Worse, my little test script that simply prints the object using a print statement is now failing!
username = self.setside_username.decode('ascii', 'replace')
UnicodeEncodeError: 'ascii' codec can't encode character u'\xe9' in position 1: ordinal not in range(128)
So I fix one use case but break another.
I need to understand this to know that I'm actually fixing the problem and not just playing whack-a-mole until the backtraces go away.
Help appreciated.
Update: Moving to __unicode__
methods that return unicode.
Still seeing this.
Traceback (most recent call last):
File "/usr/lib64/python2.6/logging/__init__.py", line 784, in emit
msg = self.format(record)
File "/usr/lib64/python2.6/logging/__init__.py", line 662, in format
return fmt.format(record)
File "/usr/lib64/python2.6/logging/__init__.py", line 444, in format
record.message = record.getMessage()
File "/usr/lib64/python2.6/logging/__init__.py", line 314, in getMessage
msg = msg % self.args
File "/etc/e-smith/web/django/teleworker/clients/models.py", line 364, in __unicode__
return u"%s %s" % (self.guid, self.setside_username)
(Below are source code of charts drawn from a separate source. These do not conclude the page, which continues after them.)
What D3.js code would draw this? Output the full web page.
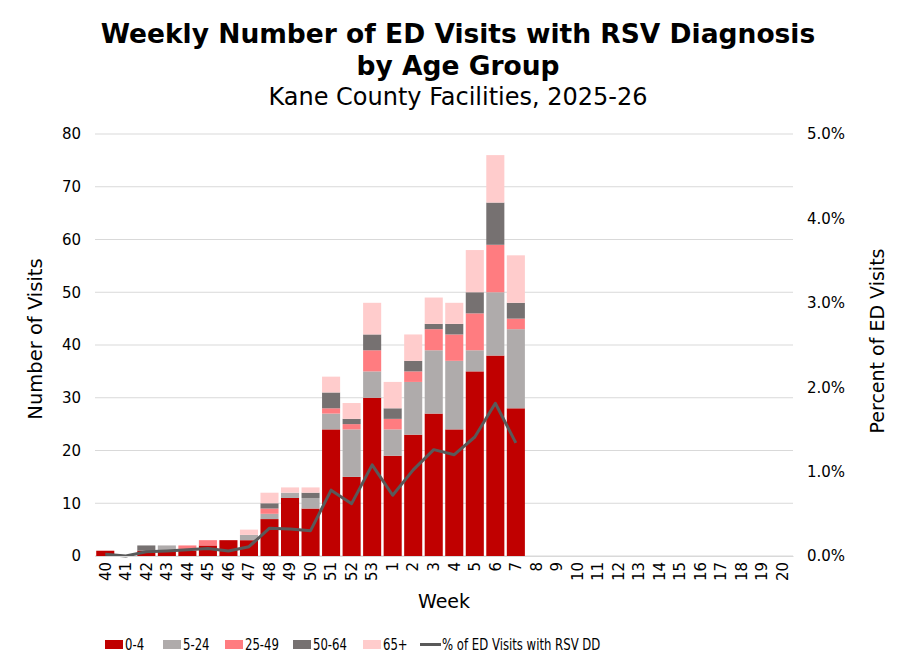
<!DOCTYPE html>
<html><head><meta charset="utf-8">
<script src="https://cdn.jsdelivr.net/npm/d3@7"></script>
<style>body{margin:0;background:#fff;} svg{display:block;font-family:Verdana,"DejaVu Sans",sans-serif;}</style>
</head><body><svg id="c" width="920" height="670"></svg>
<script>
const weeks = ["40","41","42","43","44","45","46","47","48","49","50","51","52","53","1","2","3","4","5","6","7","8","9","10","11","12","13","14","15","16","17","18","19","20"];
const age0_4   = [1,0,1,1,1,2,3,3,7,11,9,24,15,30,19,23,27,24,35,38,28];
const age5_24  = [0,0,0,1,0,0,0,1,1,1,2,3,9,5,5,10,12,13,4,12,15];
const age25_49 = [0,0,0,0,1,1,0,0,1,0,0,1,1,4,2,2,4,5,7,9,2];
const age50_64 = [0,0,1,0,0,0,0,0,1,0,1,3,1,3,2,2,1,2,4,8,3];
const age65p   = [0,0,0,0,0,0,0,1,2,1,1,3,3,6,5,5,5,4,8,9,9];
const pctRSV   = [0.02,0.0,0.05,0.06,0.075,0.09,0.06,0.11,0.33,0.32,0.30,0.78,0.62,1.08,0.72,1.02,1.26,1.20,1.41,1.81,1.34];
const leftTicks = [0,10,20,30,40,50,60,70,80];
const rightTicks = [0,1,2,3,4,5];
const seriesNames = ["0-4","5-24","25-49","50-64","65+"];
const seriesColors = ["#C00000","#AFABAB","#FF7C80","#767171","#FFCCCC"];
const lineName = "% of ED Visits with RSV DD";
const lineColor = "#595959";

const FONT = "Verdana,'DejaVu Sans',sans-serif";
const svg = d3.select("#c");
const L = 95, R = 793, T = 134, B = 556;
const x = d3.scaleBand().domain(weeks).range([L,R]).paddingInner(0.12).paddingOuter(0.06);
const y = d3.scaleLinear().domain([0,80]).range([B,T]);
const y2 = d3.scaleLinear().domain([0,5]).range([B,T]);

// gridlines
svg.append("g").selectAll("line").data(leftTicks).join("line")
  .attr("x1",L).attr("x2",R).attr("y1",d=>y(d)).attr("y2",d=>y(d))
  .attr("stroke","#d9d9d9").attr("stroke-width",1);

// stacked data
const rows = age0_4.map((v,i)=>({week:weeks[i],"0-4":v,"5-24":age5_24[i],"25-49":age25_49[i],"50-64":age50_64[i],"65+":age65p[i]}));
const stack = d3.stack().keys(seriesNames)(rows);
svg.append("g").selectAll("g").data(stack).join("g")
  .attr("fill",(d,i)=>seriesColors[i])
  .selectAll("rect").data(d=>d).join("rect")
  .attr("x",d=>x(d.data.week)).attr("width",x.bandwidth())
  .attr("y",d=>y(d[1])).attr("height",d=>y(d[0])-y(d[1]));

// line
const line = d3.line().x((d,i)=>x(weeks[i])+x.bandwidth()/2).y(d=>y2(d));
svg.append("path").datum(pctRSV).attr("d",line).attr("fill","none")
  .attr("stroke",lineColor).attr("stroke-width",3).attr("stroke-linejoin","round");

// axes
const ax = svg.append("g").attr("transform",`translate(0,${B})`)
  .call(d3.axisBottom(x).tickSize(0).tickPadding(0));
ax.select(".domain").attr("stroke","#d9d9d9");
ax.selectAll("text").attr("transform","rotate(-90)").attr("text-anchor","end")
  .attr("x",-6).attr("y",0).attr("dy","0.35em")
  .style("font-size","15px").style("font-family",FONT).attr("fill","#000");

const ayl = svg.append("g").attr("transform",`translate(${L},0)`)
  .call(d3.axisLeft(y).tickValues(leftTicks).tickSize(0).tickPadding(14));
ayl.select(".domain").remove();
ayl.selectAll("text").style("font-size","15px").style("font-family",FONT).attr("fill","#000");

const ayr = svg.append("g").attr("transform",`translate(${R},0)`)
  .call(d3.axisRight(y2).tickValues(rightTicks).tickSize(0).tickPadding(14).tickFormat(d=>d.toFixed(1)+"%"));
ayr.select(".domain").remove();
ayr.selectAll("text").style("font-size","15px").style("font-family",FONT).attr("fill","#000");

// titles
svg.append("text").attr("x",458).attr("y",43).attr("text-anchor","middle")
  .style("font-size","26.5px").style("font-weight","bold").text("Weekly Number of ED Visits with RSV Diagnosis");
svg.append("text").attr("x",458).attr("y",75).attr("text-anchor","middle")
  .style("font-size","26.5px").style("font-weight","bold").text("by Age Group");
svg.append("text").attr("x",458).attr("y",105).attr("text-anchor","middle")
  .style("font-size","24px").text("Kane County Facilities, 2025-26");
svg.append("text").attr("transform","translate(42,339) rotate(-90)").attr("text-anchor","middle")
  .style("font-size","19.5px").text("Number of Visits");
svg.append("text").attr("transform","translate(884,341) rotate(-90)").attr("text-anchor","middle")
  .style("font-size","19px").text("Percent of ED Visits");
svg.append("text").attr("x",444).attr("y",608).attr("text-anchor","middle")
  .style("font-size","19px").text("Week");

// legend (narrow rendering: horizontally compressed text)
const legX = [105,163,225,293,363];
const SX = 0.78;
const lg = svg.append("g").style("font-family",FONT);
function legText(x0, txt){
  lg.append("text").attr("transform",`translate(${x0},650) scale(${SX},1)`)
    .style("font-size","15px").text(txt);
}
seriesNames.forEach((n,i)=>{
  lg.append("rect").attr("x",legX[i]).attr("y",640).attr("width",18).attr("height",9).attr("fill",seriesColors[i]);
  legText(legX[i]+20, n);
});
lg.append("line").attr("x1",420).attr("x2",441).attr("y1",644.5).attr("y2",644.5).attr("stroke",lineColor).attr("stroke-width",3);
legText(442, lineName);
</script></body></html>
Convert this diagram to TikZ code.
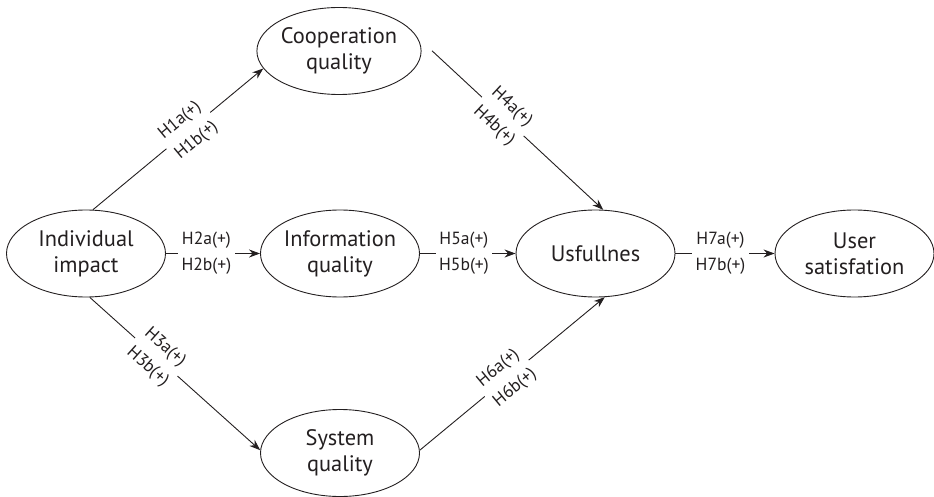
\documentclass[tikz,border=0pt]{standalone}
\usepackage{fontspec}
\setmainfont{PT Sans}
\usetikzlibrary{arrows.meta,shapes.geometric}
\definecolor{ink}{RGB}{35,31,32}
\begin{document}
\begin{tikzpicture}[x=1pt,y=1pt,
  construct/.style={ellipse, draw=ink, line width=0.9pt, minimum width=159pt,
    minimum height=87pt, inner sep=0pt, align=center, text=ink,
    font=\fontsize{22.4}{26}\selectfont},
  link/.style={draw=ink, line width=0.9pt, -{Stealth[length=11pt,width=8pt]}},
  hyp/.style={fill=white, sloped, align=center, inner sep=3.5pt, text=ink,
    font=\fontsize{17.6}{26}\selectfont}]
\useasboundingbox (0,0) rectangle (934,-497);

% constructs
\node[construct] (ind)  at (86,-253.5)  {Individual\\impact};
\node[construct] (coop) at (339,-51)    {Cooperation\\quality};
\node[construct] (info) at (340,-253.5) {Information\\quality};
\node[construct] (sys)  at (340,-453)   {System\\quality};
\node[construct] (usf)  at (595.5,-253.5) {Usfullnes};
\node[construct] (user) at (854.5,-253.5) {User\\satisfation};

% hypotheses
\draw[link] (ind.81) -- node[hyp,pos=0.56]{H1a(+)\\H1b(+)} (coop.193);
\draw[link] (ind.east) -- node[hyp,pos=0.43]{H2a(+)\\H2b(+)} (info.west);
\draw[link] (ind.-85) -- node[hyp,pos=0.39]{H3a(+)\\H3b(+)} (sys.178);
\draw[link, shorten <=20pt] (coop.10) -- node[hyp,pos=0.46]{H4a(+)\\H4b(+)} (usf.80);
\draw[link] (info.east) -- node[hyp,pos=0.46]{H5a(+)\\H5b(+)} (usf.west);
\draw[link] (sys.2) -- node[hyp,pos=0.47]{H6a(+)\\H6b(+)} (usf.-78);
\draw[link] (usf.east) -- node[hyp,pos=0.455]{H7a(+)\\H7b(+)} (user.west);
\end{tikzpicture}
\end{document}
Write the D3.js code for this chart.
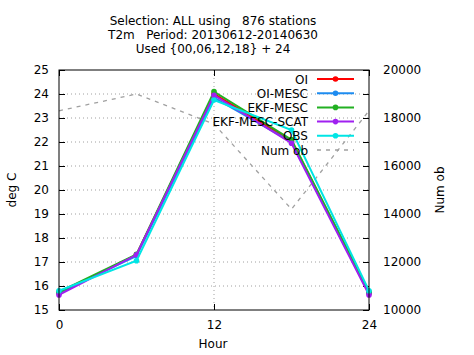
<!DOCTYPE html>
<html><head><meta charset="utf-8">
<script src="https://cdn.jsdelivr.net/npm/d3@7"></script>
<style>
body{margin:0;background:#fff;}
svg{display:block;font-family:"DejaVu Sans",sans-serif;}
</style></head>
<body><svg id="c" width="474" height="355"></svg>
<script>
const hours = [0, 6, 12, 18, 24];
const seriesNames = ["OI", "OI-MESC", "EKF-MESC", "EKF-MESC-SCAT", "OBS"];
const seriesColors = ["#ff0000", "#1e8cf0", "#22b022", "#a020f0", "#00e5e5"];
const oiVals = [15.70, 17.30, 24.00, 22.05, 15.70];
const oiMescVals = [15.72, 17.25, 23.85, 22.00, 15.72];
const ekfMescVals = [15.75, 17.32, 24.10, 22.10, 15.75];
const ekfScatVals = [15.63, 17.30, 23.95, 21.95, 15.63];
const obsVals = [15.80, 17.05, 23.75, 22.50, 15.80];
const numObVals = [18300, 19000, 17750, 14200, 18300];
const yTicks = [15, 16, 17, 18, 19, 20, 21, 22, 23, 24, 25];
const y2Ticks = [10000, 12000, 14000, 16000, 18000, 20000];
const xTicks = [0, 12, 24];
const titleLines = ["Selection: ALL using   876 stations", "T2m   Period: 20130612-20140630", "Used {00,06,12,18} + 24"];

const allSeries = [oiVals, oiMescVals, ekfMescVals, ekfScatVals, obsVals];
const svg = d3.select("#c");
const L = 59, R = 369, T = 70, B = 310;
const x = d3.scaleLinear().domain([0, 24]).range([L, R]);
const y = d3.scaleLinear().domain([15, 25]).range([B, T]);
const y2 = d3.scaleLinear().domain([10000, 20000]).range([B, T]);

// grid
const g = svg.append("g");
g.selectAll("line.hg").data(yTicks.slice(1, -1)).enter().append("line")
  .attr("x1", L).attr("x2", R).attr("y1", d => y(d)).attr("y2", d => y(d))
  .attr("stroke", "#a0a0a0").attr("stroke-width", 1).attr("stroke-dasharray", "1,3");
g.selectAll("line.vg").data(xTicks.slice(1, -1)).enter().append("line")
  .attr("x1", d => x(d)).attr("x2", d => x(d)).attr("y1", T).attr("y2", B)
  .attr("stroke", "#a0a0a0").attr("stroke-width", 1).attr("stroke-dasharray", "1,3");

// axes
const tl = 6;
const axL = d3.axisLeft(y).tickValues(yTicks).tickSize(-tl).tickPadding(10).tickFormat(d3.format("d"));
const axR = d3.axisRight(y).tickValues(yTicks).tickSize(-tl).tickFormat("");
const axR2 = d3.axisRight(y2).tickValues(y2Ticks).tickSize(0).tickPadding(14).tickFormat(d3.format("d"));
const axB = d3.axisBottom(x).tickValues(xTicks).tickSize(-tl).tickPadding(10).tickFormat(d3.format("d"));
const axT = d3.axisTop(x).tickValues(xTicks).tickSize(-tl).tickFormat("");
function style(sel){
  sel.select(".domain").remove();
  sel.selectAll("text").attr("font-size", 12).attr("fill", "#000").attr("font-family", "DejaVu Sans");
  sel.selectAll("line").attr("stroke", "#000");
}
svg.append("g").attr("transform", `translate(${L},0)`).call(axL).call(style);
svg.append("g").attr("transform", `translate(${R},0)`).call(axR).call(style);
svg.append("g").attr("transform", `translate(${R},0)`).call(axR2).call(style);
svg.append("g").attr("transform", `translate(0,${B})`).call(axB).call(style);
svg.append("g").attr("transform", `translate(0,${T})`).call(axT).call(style);

// num ob
svg.append("path").datum(numObVals)
  .attr("d", d3.line().x((d, i) => x(hours[i])).y(d => y2(d)))
  .attr("fill", "none").attr("stroke", "#a0a0a0").attr("stroke-width", 1.3).attr("stroke-dasharray", "4,5");

// series
allSeries.forEach((vals, k) => {
  svg.append("path").datum(vals)
    .attr("d", d3.line().x((d, i) => x(hours[i])).y(d => y(d)))
    .attr("fill", "none").attr("stroke", seriesColors[k]).attr("stroke-width", 2);
  svg.selectAll(null).data(vals).enter().append("circle")
    .attr("cx", (d, i) => x(hours[i])).attr("cy", d => y(d)).attr("r", 2.8)
    .attr("fill", seriesColors[k]);
});

// border
svg.append("rect").attr("x", L).attr("y", T).attr("width", R - L).attr("height", B - T)
  .attr("fill", "none").attr("stroke", "#000").attr("stroke-width", 1);

// legend
const legNames = seriesNames.concat(["Num ob"]);
legNames.forEach((n, k) => {
  const ly = 79 + k * 14.2;
  svg.append("text").attr("x", 308).attr("y", ly + 4.5).attr("text-anchor", "end")
    .attr("font-size", 12).text(n);
  if (k < seriesNames.length) {
    svg.append("line").attr("x1", 317).attr("x2", 354).attr("y1", ly).attr("y2", ly)
      .attr("stroke", seriesColors[k]).attr("stroke-width", 2);
    svg.append("circle").attr("cx", 335.5).attr("cy", ly).attr("r", 2.8).attr("fill", seriesColors[k]);
  } else {
    svg.append("line").attr("x1", 317).attr("x2", 354).attr("y1", ly).attr("y2", ly)
      .attr("stroke", "#a0a0a0").attr("stroke-width", 1.3).attr("stroke-dasharray", "4,5");
  }
});

// titles
titleLines.forEach((t, i) => {
  svg.append("text").attr("x", 213).attr("y", 24.5 + i * 14.2).attr("text-anchor", "middle")
    .attr("font-size", 12).style("white-space", "pre").text(t);
});
svg.append("text").attr("x", 213).attr("y", 348).attr("text-anchor", "middle").attr("font-size", 12).text("Hour");
svg.append("text").attr("transform", "translate(16,190) rotate(-90)").attr("text-anchor", "middle").attr("font-size", 12).text("deg C");
svg.append("text").attr("transform", "translate(444,190) rotate(-90)").attr("text-anchor", "middle").attr("font-size", 12).text("Num ob");
</script></body></html>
UnicodeDecodeError: 'ascii' codec can't decode byte 0xc3 in position 1: ordinal not in range(128)
[03/Aug/2017 12:59:03.907] ERROR [MainThread] [tug-eventd.tug-eventd:1727] Error handling cluster event: 'ascii' codec can't decode byte 0xc3 in position 1: ordinal not in range(128)
Upvotes: 1
Views: 942
Reputation: 1123520
You need to give your model a __unicode__
method that actually returns Unicode:
def __unicode__(self):
return u"%s %s" % (self.guid, self.setside_username)
Note the u
prefix, we used a Unicode literal, and we did not encode the username.
The Django model baseclass provides a __str__
method that'll take the __unicode__
output and encode it to a bytestring for you.
Upvotes: 2